— Begin RECORDS TO PROCESS —

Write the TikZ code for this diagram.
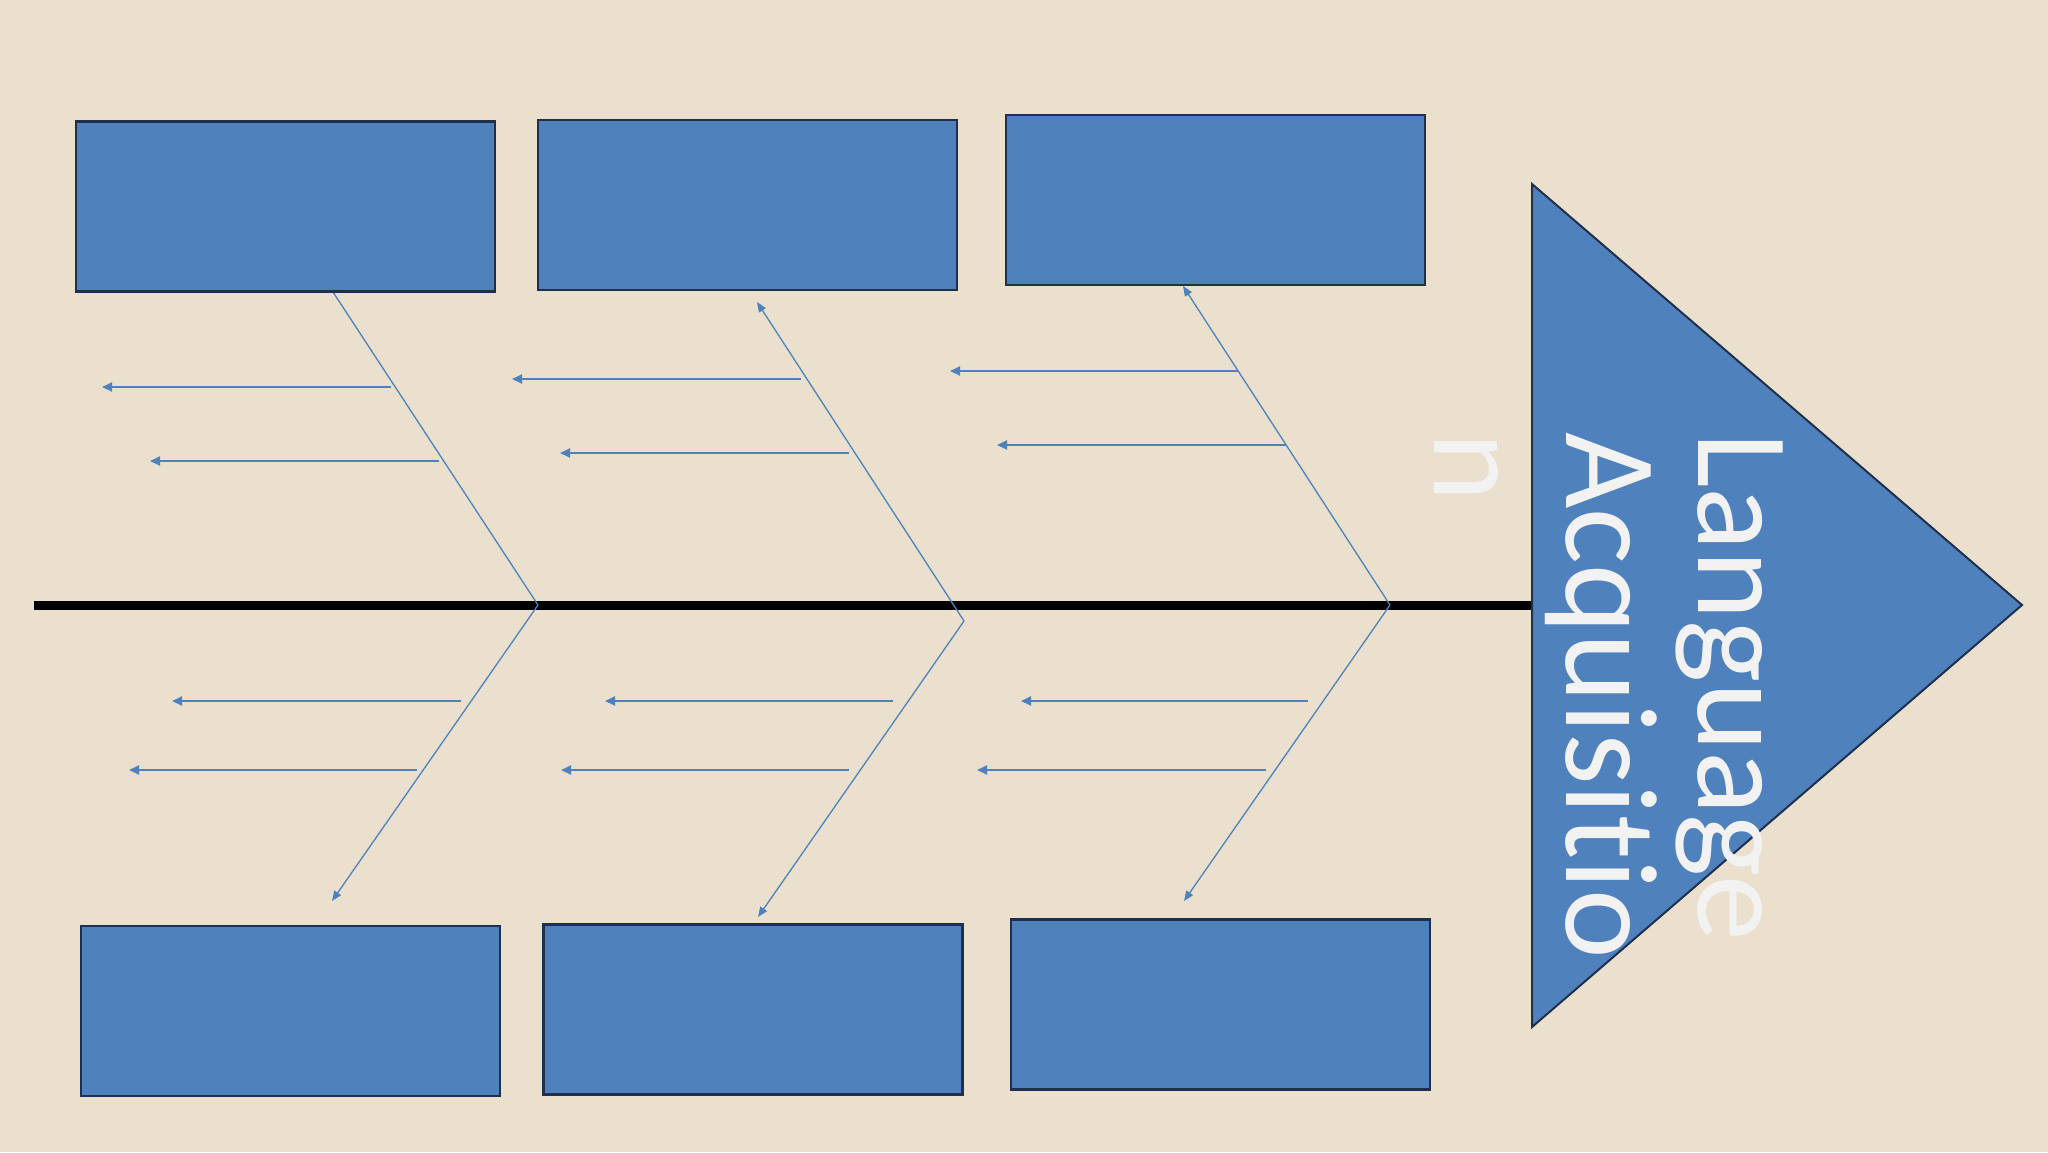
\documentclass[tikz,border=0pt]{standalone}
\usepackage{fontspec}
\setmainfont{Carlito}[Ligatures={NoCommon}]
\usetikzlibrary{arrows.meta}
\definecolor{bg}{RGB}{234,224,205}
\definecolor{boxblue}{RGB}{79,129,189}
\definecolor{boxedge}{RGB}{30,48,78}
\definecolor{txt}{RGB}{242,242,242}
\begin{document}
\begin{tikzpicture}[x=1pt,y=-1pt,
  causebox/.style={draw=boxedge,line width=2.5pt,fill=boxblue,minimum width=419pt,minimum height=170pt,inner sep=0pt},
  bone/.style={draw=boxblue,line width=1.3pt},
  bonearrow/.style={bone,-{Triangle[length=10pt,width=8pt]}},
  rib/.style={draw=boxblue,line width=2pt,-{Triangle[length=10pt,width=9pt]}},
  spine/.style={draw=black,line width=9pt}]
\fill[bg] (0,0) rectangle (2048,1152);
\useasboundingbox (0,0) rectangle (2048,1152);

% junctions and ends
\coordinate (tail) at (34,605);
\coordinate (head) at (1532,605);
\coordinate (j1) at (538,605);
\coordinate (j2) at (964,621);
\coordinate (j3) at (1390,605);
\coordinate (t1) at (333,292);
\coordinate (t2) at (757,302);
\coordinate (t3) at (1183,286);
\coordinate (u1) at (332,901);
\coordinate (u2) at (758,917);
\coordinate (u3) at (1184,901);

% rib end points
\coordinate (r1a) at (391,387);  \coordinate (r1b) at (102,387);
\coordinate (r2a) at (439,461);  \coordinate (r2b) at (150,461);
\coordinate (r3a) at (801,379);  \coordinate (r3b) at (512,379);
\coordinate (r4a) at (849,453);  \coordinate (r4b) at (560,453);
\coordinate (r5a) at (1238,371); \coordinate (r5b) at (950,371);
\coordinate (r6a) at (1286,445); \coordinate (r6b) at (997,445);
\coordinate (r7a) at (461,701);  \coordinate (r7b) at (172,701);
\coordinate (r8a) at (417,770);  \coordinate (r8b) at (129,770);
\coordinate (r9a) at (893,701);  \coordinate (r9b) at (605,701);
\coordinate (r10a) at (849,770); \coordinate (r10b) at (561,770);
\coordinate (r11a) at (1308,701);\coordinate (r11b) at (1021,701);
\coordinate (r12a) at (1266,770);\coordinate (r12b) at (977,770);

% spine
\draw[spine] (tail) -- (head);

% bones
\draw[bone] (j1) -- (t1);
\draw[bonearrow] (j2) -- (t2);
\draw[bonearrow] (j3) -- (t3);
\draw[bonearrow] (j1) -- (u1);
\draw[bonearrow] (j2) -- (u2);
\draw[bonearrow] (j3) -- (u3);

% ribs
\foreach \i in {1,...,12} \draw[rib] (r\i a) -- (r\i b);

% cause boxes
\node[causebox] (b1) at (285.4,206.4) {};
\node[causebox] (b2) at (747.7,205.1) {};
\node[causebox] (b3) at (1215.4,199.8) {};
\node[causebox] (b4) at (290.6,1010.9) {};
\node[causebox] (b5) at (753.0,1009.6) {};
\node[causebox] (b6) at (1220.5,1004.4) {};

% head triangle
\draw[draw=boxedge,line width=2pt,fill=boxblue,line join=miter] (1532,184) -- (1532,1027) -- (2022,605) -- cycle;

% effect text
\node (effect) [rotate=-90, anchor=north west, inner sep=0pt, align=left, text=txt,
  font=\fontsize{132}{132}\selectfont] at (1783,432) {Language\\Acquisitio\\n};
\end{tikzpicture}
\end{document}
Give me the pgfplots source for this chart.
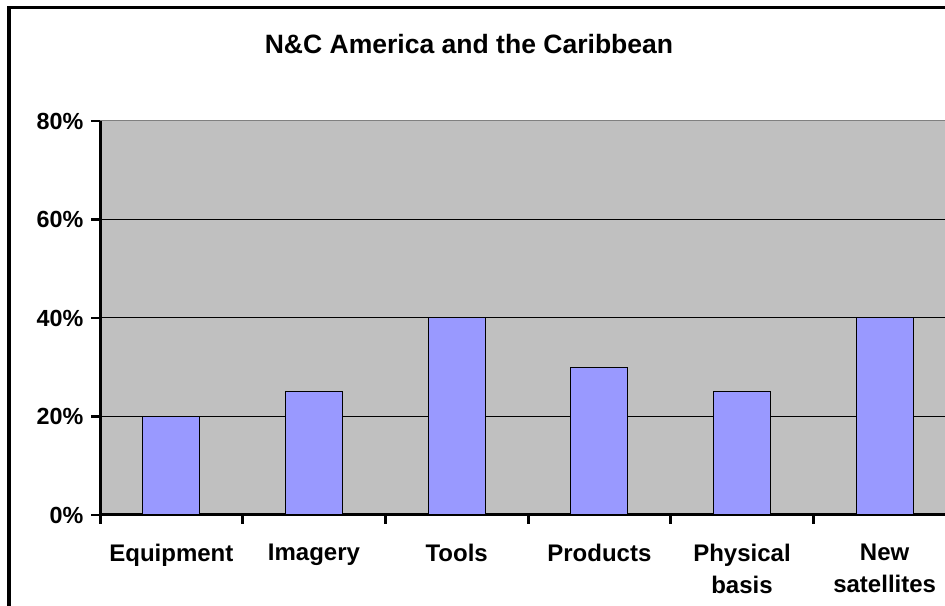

— End RECORDS TO PROCESS —

**WHAT THE TASK REQUIRES**
Go through the entries above and output them exactly, without pictures.

**RESULT OF THE TASK**
Write the TikZ code for this diagram.
\documentclass[tikz,border=0pt]{standalone}
\usepackage{fontspec}
\setmainfont{Carlito}[Ligatures={NoCommon}]
\usetikzlibrary{arrows.meta}
\definecolor{bg}{RGB}{234,224,205}
\definecolor{boxblue}{RGB}{79,129,189}
\definecolor{boxedge}{RGB}{30,48,78}
\definecolor{txt}{RGB}{242,242,242}
\begin{document}
\begin{tikzpicture}[x=1pt,y=-1pt,
  causebox/.style={draw=boxedge,line width=2.5pt,fill=boxblue,minimum width=419pt,minimum height=170pt,inner sep=0pt},
  bone/.style={draw=boxblue,line width=1.3pt},
  bonearrow/.style={bone,-{Triangle[length=10pt,width=8pt]}},
  rib/.style={draw=boxblue,line width=2pt,-{Triangle[length=10pt,width=9pt]}},
  spine/.style={draw=black,line width=9pt}]
\fill[bg] (0,0) rectangle (2048,1152);
\useasboundingbox (0,0) rectangle (2048,1152);

% junctions and ends
\coordinate (tail) at (34,605);
\coordinate (head) at (1532,605);
\coordinate (j1) at (538,605);
\coordinate (j2) at (964,621);
\coordinate (j3) at (1390,605);
\coordinate (t1) at (333,292);
\coordinate (t2) at (757,302);
\coordinate (t3) at (1183,286);
\coordinate (u1) at (332,901);
\coordinate (u2) at (758,917);
\coordinate (u3) at (1184,901);

% rib end points
\coordinate (r1a) at (391,387);  \coordinate (r1b) at (102,387);
\coordinate (r2a) at (439,461);  \coordinate (r2b) at (150,461);
\coordinate (r3a) at (801,379);  \coordinate (r3b) at (512,379);
\coordinate (r4a) at (849,453);  \coordinate (r4b) at (560,453);
\coordinate (r5a) at (1238,371); \coordinate (r5b) at (950,371);
\coordinate (r6a) at (1286,445); \coordinate (r6b) at (997,445);
\coordinate (r7a) at (461,701);  \coordinate (r7b) at (172,701);
\coordinate (r8a) at (417,770);  \coordinate (r8b) at (129,770);
\coordinate (r9a) at (893,701);  \coordinate (r9b) at (605,701);
\coordinate (r10a) at (849,770); \coordinate (r10b) at (561,770);
\coordinate (r11a) at (1308,701);\coordinate (r11b) at (1021,701);
\coordinate (r12a) at (1266,770);\coordinate (r12b) at (977,770);

% spine
\draw[spine] (tail) -- (head);

% bones
\draw[bone] (j1) -- (t1);
\draw[bonearrow] (j2) -- (t2);
\draw[bonearrow] (j3) -- (t3);
\draw[bonearrow] (j1) -- (u1);
\draw[bonearrow] (j2) -- (u2);
\draw[bonearrow] (j3) -- (u3);

% ribs
\foreach \i in {1,...,12} \draw[rib] (r\i a) -- (r\i b);

% cause boxes
\node[causebox] (b1) at (285.4,206.4) {};
\node[causebox] (b2) at (747.7,205.1) {};
\node[causebox] (b3) at (1215.4,199.8) {};
\node[causebox] (b4) at (290.6,1010.9) {};
\node[causebox] (b5) at (753.0,1009.6) {};
\node[causebox] (b6) at (1220.5,1004.4) {};

% head triangle
\draw[draw=boxedge,line width=2pt,fill=boxblue,line join=miter] (1532,184) -- (1532,1027) -- (2022,605) -- cycle;

% effect text
\node (effect) [rotate=-90, anchor=north west, inner sep=0pt, align=left, text=txt,
  font=\fontsize{132}{132}\selectfont] at (1783,432) {Language\\Acquisitio\\n};
\end{tikzpicture}
\end{document}
Give me the pgfplots source for this chart.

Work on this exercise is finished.